■ **PROMPT**
Copy the listing verbatim, excluding any images found in it.

■ **DATA BLOCK**
** begin **

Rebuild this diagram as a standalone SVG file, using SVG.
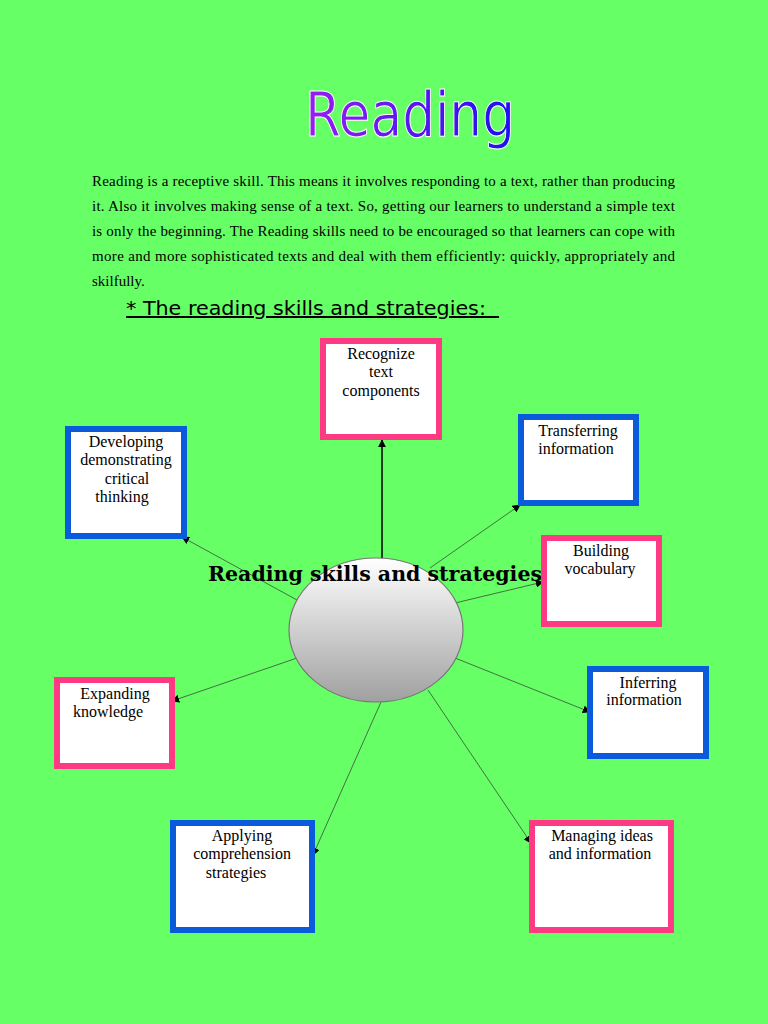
<svg xmlns="http://www.w3.org/2000/svg" width="768" height="1024" viewBox="0 0 768 1024">
<defs>
<linearGradient id="tg" x1="0" x2="1" y1="0" y2="0"><stop offset="0" stop-color="#9a1ef0"/><stop offset="1" stop-color="#1a10f0"/></linearGradient>
<linearGradient id="eg" x1="0" x2="0" y1="0" y2="1"><stop offset="0" stop-color="#ffffff"/><stop offset="1" stop-color="#a0a0a0"/></linearGradient>
<marker id="ar" viewBox="0 0 10 10" refX="9" refY="5" markerWidth="8" markerHeight="8" markerUnits="userSpaceOnUse" orient="auto"><path d="M0,0L10,5L0,10z" fill="#000"/></marker>
</defs>
<style>
.p{font-family:"Liberation Serif",serif;font-size:15px;fill:#000}
.b{font-family:"Liberation Serif",serif;font-size:16px;fill:#000}
.pk{fill:#fff;stroke:#ff3a85;stroke-width:6}
.bl{fill:#fff;stroke:#0a5adc;stroke-width:6}
.c{stroke:#333;stroke-width:0.7;fill:none;marker-end:url(#ar)}
</style>
<rect width="768" height="1024" fill="#66ff66"/>
<text x="305" y="136" font-family="DejaVu Sans,sans-serif" font-size="62" fill="url(#tg)" stroke="#fff" stroke-width="1" textLength="210" lengthAdjust="spacingAndGlyphs">Reading</text>
<g class="p">
<text x="92" y="186" textLength="583" lengthAdjust="spacing">Reading is a receptive skill. This means it involves responding to a text, rather than producing</text>
<text x="92" y="211" textLength="583" lengthAdjust="spacing">it. Also it involves making sense of a text. So, getting our learners to understand a simple text</text>
<text x="92" y="236" textLength="583" lengthAdjust="spacing">is only the beginning. The Reading skills need to be encouraged so that learners can cope with</text>
<text x="92" y="261" textLength="583" lengthAdjust="spacing">more and more sophisticated texts and deal with them efficiently: quickly, appropriately and</text>
<text x="92" y="286">skilfully.</text>
</g>
<text x="126" y="315" font-family="DejaVu Sans,sans-serif" font-size="20" text-decoration="underline" xml:space="preserve" textLength="373" lengthAdjust="spacingAndGlyphs">* The reading skills and strategies:  </text>
<g id="connectors">
<line x1="382" y1="560" x2="382" y2="440" stroke="#000" stroke-width="1.5" marker-end="url(#ar)"/>
<line class="c" x1="430" y1="568" x2="520" y2="505"/>
<line class="c" x1="455" y1="603" x2="543" y2="582"/>
<line class="c" x1="455" y1="658" x2="590" y2="712"/>
<line class="c" x1="428" y1="690" x2="531" y2="843"/>
<line class="c" x1="381" y1="702" x2="313" y2="855"/>
<line class="c" x1="297" y1="658" x2="172" y2="701"/>
<line class="c" x1="297" y1="600" x2="182" y2="537"/>
</g>
<g id="center">
<ellipse cx="376" cy="630" rx="87" ry="72" fill="url(#eg)" stroke="#777" stroke-width="1.2"/>
<text x="208" y="581" font-family="DejaVu Serif,serif" font-weight="bold" font-size="20" textLength="334" lengthAdjust="spacingAndGlyphs">Reading skills and strategies</text>
</g>
<g id="n1"><rect class="pk" x="323" y="341" width="116" height="96"/><text class="b" text-anchor="middle" x="381" y="359">Recognize</text><text class="b" text-anchor="middle" x="381" y="377">text</text><text class="b" text-anchor="middle" x="381" y="396">components</text></g>
<g id="n2"><rect class="bl" x="521" y="417" width="115" height="86"/><text class="b" text-anchor="middle" x="578" y="436">Transferring</text><text class="b" text-anchor="middle" x="576" y="454">information</text></g>
<g id="n3"><rect class="pk" x="544" y="538" width="115" height="86"/><text class="b" text-anchor="middle" x="601" y="556">Building</text><text class="b" text-anchor="middle" x="600" y="574">vocabulary</text></g>
<g id="n4"><rect class="bl" x="590" y="669" width="116" height="87"/><text class="b" text-anchor="middle" x="648" y="688">Inferring</text><text class="b" text-anchor="middle" x="644" y="705">information</text></g>
<g id="n5"><rect class="pk" x="532" y="823" width="139" height="107"/><text class="b" text-anchor="middle" x="602" y="841">Managing ideas</text><text class="b" text-anchor="middle" x="600" y="859">and information</text></g>
<g id="n6"><rect class="bl" x="173" y="823" width="139" height="107"/><text class="b" text-anchor="middle" x="242" y="841">Applying</text><text class="b" text-anchor="middle" x="242" y="859">comprehension</text><text class="b" text-anchor="middle" x="236" y="878">strategies</text></g>
<g id="n7"><rect class="pk" x="57" y="680" width="115" height="86"/><text class="b" text-anchor="middle" x="115" y="699">Expanding</text><text class="b" text-anchor="middle" x="108" y="717">knowledge</text></g>
<g id="n8"><rect class="bl" x="68" y="429" width="116" height="107"/><text class="b" text-anchor="middle" x="126" y="447">Developing</text><text class="b" text-anchor="middle" x="126" y="465">demonstrating</text><text class="b" text-anchor="middle" x="127" y="484">critical</text><text class="b" text-anchor="middle" x="122" y="502">thinking</text></g>
</svg>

** end **

■ **REPLY**
Rebuild this diagram as a standalone SVG file, using SVG.
<svg xmlns="http://www.w3.org/2000/svg" width="768" height="1024" viewBox="0 0 768 1024">
<defs>
<linearGradient id="tg" x1="0" x2="1" y1="0" y2="0"><stop offset="0" stop-color="#9a1ef0"/><stop offset="1" stop-color="#1a10f0"/></linearGradient>
<linearGradient id="eg" x1="0" x2="0" y1="0" y2="1"><stop offset="0" stop-color="#ffffff"/><stop offset="1" stop-color="#a0a0a0"/></linearGradient>
<marker id="ar" viewBox="0 0 10 10" refX="9" refY="5" markerWidth="8" markerHeight="8" markerUnits="userSpaceOnUse" orient="auto"><path d="M0,0L10,5L0,10z" fill="#000"/></marker>
</defs>
<style>
.p{font-family:"Liberation Serif",serif;font-size:15px;fill:#000}
.b{font-family:"Liberation Serif",serif;font-size:16px;fill:#000}
.pk{fill:#fff;stroke:#ff3a85;stroke-width:6}
.bl{fill:#fff;stroke:#0a5adc;stroke-width:6}
.c{stroke:#333;stroke-width:0.7;fill:none;marker-end:url(#ar)}
</style>
<rect width="768" height="1024" fill="#66ff66"/>
<text x="305" y="136" font-family="DejaVu Sans,sans-serif" font-size="62" fill="url(#tg)" stroke="#fff" stroke-width="1" textLength="210" lengthAdjust="spacingAndGlyphs">Reading</text>
<g class="p">
<text x="92" y="186" textLength="583" lengthAdjust="spacing">Reading is a receptive skill. This means it involves responding to a text, rather than producing</text>
<text x="92" y="211" textLength="583" lengthAdjust="spacing">it. Also it involves making sense of a text. So, getting our learners to understand a simple text</text>
<text x="92" y="236" textLength="583" lengthAdjust="spacing">is only the beginning. The Reading skills need to be encouraged so that learners can cope with</text>
<text x="92" y="261" textLength="583" lengthAdjust="spacing">more and more sophisticated texts and deal with them efficiently: quickly, appropriately and</text>
<text x="92" y="286">skilfully.</text>
</g>
<text x="126" y="315" font-family="DejaVu Sans,sans-serif" font-size="20" text-decoration="underline" xml:space="preserve" textLength="373" lengthAdjust="spacingAndGlyphs">* The reading skills and strategies:  </text>
<g id="connectors">
<line x1="382" y1="560" x2="382" y2="440" stroke="#000" stroke-width="1.5" marker-end="url(#ar)"/>
<line class="c" x1="430" y1="568" x2="520" y2="505"/>
<line class="c" x1="455" y1="603" x2="543" y2="582"/>
<line class="c" x1="455" y1="658" x2="590" y2="712"/>
<line class="c" x1="428" y1="690" x2="531" y2="843"/>
<line class="c" x1="381" y1="702" x2="313" y2="855"/>
<line class="c" x1="297" y1="658" x2="172" y2="701"/>
<line class="c" x1="297" y1="600" x2="182" y2="537"/>
</g>
<g id="center">
<ellipse cx="376" cy="630" rx="87" ry="72" fill="url(#eg)" stroke="#777" stroke-width="1.2"/>
<text x="208" y="581" font-family="DejaVu Serif,serif" font-weight="bold" font-size="20" textLength="334" lengthAdjust="spacingAndGlyphs">Reading skills and strategies</text>
</g>
<g id="n1"><rect class="pk" x="323" y="341" width="116" height="96"/><text class="b" text-anchor="middle" x="381" y="359">Recognize</text><text class="b" text-anchor="middle" x="381" y="377">text</text><text class="b" text-anchor="middle" x="381" y="396">components</text></g>
<g id="n2"><rect class="bl" x="521" y="417" width="115" height="86"/><text class="b" text-anchor="middle" x="578" y="436">Transferring</text><text class="b" text-anchor="middle" x="576" y="454">information</text></g>
<g id="n3"><rect class="pk" x="544" y="538" width="115" height="86"/><text class="b" text-anchor="middle" x="601" y="556">Building</text><text class="b" text-anchor="middle" x="600" y="574">vocabulary</text></g>
<g id="n4"><rect class="bl" x="590" y="669" width="116" height="87"/><text class="b" text-anchor="middle" x="648" y="688">Inferring</text><text class="b" text-anchor="middle" x="644" y="705">information</text></g>
<g id="n5"><rect class="pk" x="532" y="823" width="139" height="107"/><text class="b" text-anchor="middle" x="602" y="841">Managing ideas</text><text class="b" text-anchor="middle" x="600" y="859">and information</text></g>
<g id="n6"><rect class="bl" x="173" y="823" width="139" height="107"/><text class="b" text-anchor="middle" x="242" y="841">Applying</text><text class="b" text-anchor="middle" x="242" y="859">comprehension</text><text class="b" text-anchor="middle" x="236" y="878">strategies</text></g>
<g id="n7"><rect class="pk" x="57" y="680" width="115" height="86"/><text class="b" text-anchor="middle" x="115" y="699">Expanding</text><text class="b" text-anchor="middle" x="108" y="717">knowledge</text></g>
<g id="n8"><rect class="bl" x="68" y="429" width="116" height="107"/><text class="b" text-anchor="middle" x="126" y="447">Developing</text><text class="b" text-anchor="middle" x="126" y="465">demonstrating</text><text class="b" text-anchor="middle" x="127" y="484">critical</text><text class="b" text-anchor="middle" x="122" y="502">thinking</text></g>
</svg>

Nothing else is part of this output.